Getting regular health checks
Regular health checks help ensure your child's health and development is on track. Information on the recommended health checks and how they can affect affect income support payments.
Child health record book
In NSW, the free personal health record book you get when your child is born is known as the blue book. It’s also available online in English and 18 other languages.
This is your child’s main health record from when they are born until they start school.
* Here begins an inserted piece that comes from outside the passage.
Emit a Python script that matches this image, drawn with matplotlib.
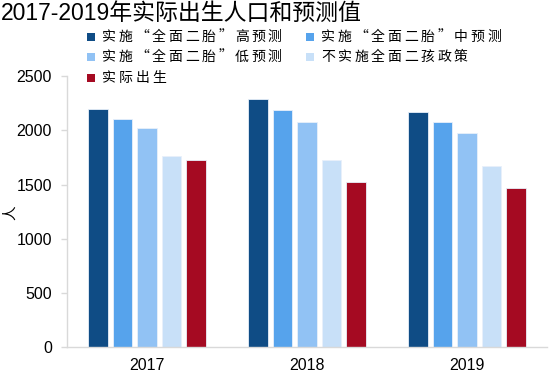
import matplotlib
matplotlib.use("Agg")
import matplotlib.pyplot as plt
import numpy as np

years = ["2017", "2018", "2019"]
series_names = ["实施“全面二胎”高预测", "实施“全面二胎”中预测",
                "实施“全面二胎”低预测", "不实施全面二孩政策", "实际出生"]
high = [2193, 2291, 2171]
mid = [2107, 2184, 2073]
low = [2018, 2079, 1978]
no_policy = [1766, 1723, 1671]
actual = [1723, 1523, 1465]
values = [high, mid, low, no_policy, actual]
colors = ["#0F4C85", "#56A3EC", "#91C2F4", "#C8E0F8", "#A50A22"]
yticks = [0, 500, 1000, 1500, 2000, 2500]

fam = ["Liberation Sans", "Noto Sans CJK SC", "DejaVu Sans"]
cjk = ["Noto Sans CJK SC", "DejaVu Sans"]

fig = plt.figure(figsize=(5.5, 3.74), dpi=100)
ax = fig.add_axes([67/550, 1-347.3/374, 480/550, 271.3/374])

x = np.arange(len(years))
width = 0.122
step = 0.153
for i, (vals, c, name) in enumerate(zip(values, colors, series_names)):
    ax.bar(x + (i - 2) * step, vals, width=width, color=c, edgecolor="#E8F0FA",
           linewidth=0.6, label=name, zorder=2)

ax.set_xlim(-0.5, 2.5)
ax.set_ylim(0, 2500)
ax.set_yticks(yticks)
ax.set_xticks(x)
ax.set_xticklabels(years, fontfamily=fam, fontsize=11.5)
ax.set_yticklabels([str(v) for v in yticks], fontfamily=fam, fontsize=11.5)
for s in ["top", "right"]:
    ax.spines[s].set_visible(False)
for s in ["left", "bottom"]:
    ax.spines[s].set_color("#D9D9D9")
    ax.spines[s].set_linewidth(1.0)
ax.tick_params(axis="y", length=4.3, width=1.0, color="#D9D9D9", pad=6.5)
ax.tick_params(axis="x", length=0, pad=8)

# y label
fig.text(10/550, 1-213/374, "人", fontfamily=cjk, fontsize=10.5, rotation=90,
         va="center", ha="center")

# title
fig.text(0.002, 1-13/374, "2017-2019年实际出生人口和预测值", fontfamily=fam,
         fontsize=16.5, va="center", ha="left")

# legend (manual, 2 columns, wide character spacing)
adv = 16.6
leg_pos = [(87, 37), (306, 37), (87, 57), (306, 57), (87, 78)]
for (px, py), c, name in zip(leg_pos, colors, series_names):
    fig.patches.append(matplotlib.patches.Rectangle(
        (px/550, 1-(py+4)/374), 8/550, 8/374, transform=fig.transFigure,
        facecolor=c, edgecolor="none"))
    for k, ch in enumerate(name):
        fig.text((px + 15 + k*adv)/550, 1-py/374, ch, fontfamily=cjk,
                 fontsize=10, va="center", ha="left")

fig.savefig("out.png", dpi=100)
You should take the blue book with you to any health checks or medical appointments.
It’s important for your child to attend regular health checks with your doctor or a child and family health nurse.
After your child turns 1 year old, their health and development is usually checked at:
- 18 months
- 2 years
- 3 years
- 4 years.
It's important to see your local doctor or child and family health centre if your child is sick, injured, or if you have any concerns about their wellbeing.
You can also call healthdirect on 1800 022 222 for 24-hour non-urgent health advice from registered nurses.
If you're getting an income support payment
Your child will need to have a healthy start for school health check if:
- they are turning 4
- you or your partner get the Family Tax Benefit Part A as well as an income support payment.
If this applies to your situation, you'll have to:
- take your child for their usual health check between the ages of 3 and 4
- let Centrelink know that the health check has been completed before your child turns 5.
If you do not, your Family Tax Benefit Part A payment may be affected.
The Statewide Eyesight Preschooler Screening program offers free vision tests to all children aged 4.
Testing is usually done through preschools and child care centres.
You can also book a test through your local StEPS coordinator.
Child and family health centres
Child and family health centres offer parents and carers in NSW free access to:
- health, development and wellbeing checks for their child
- support, education and information on all topics related to parenting.
Building Strong Foundations
The Building Strong Foundations service is for Aboriginal children, families and communities. It's provided by teams of Aboriginal health workers and child and family health nurses to:
- provide culturally safe child and family health services
- support the health, growth and development of Aboriginal children from birth to school entry age.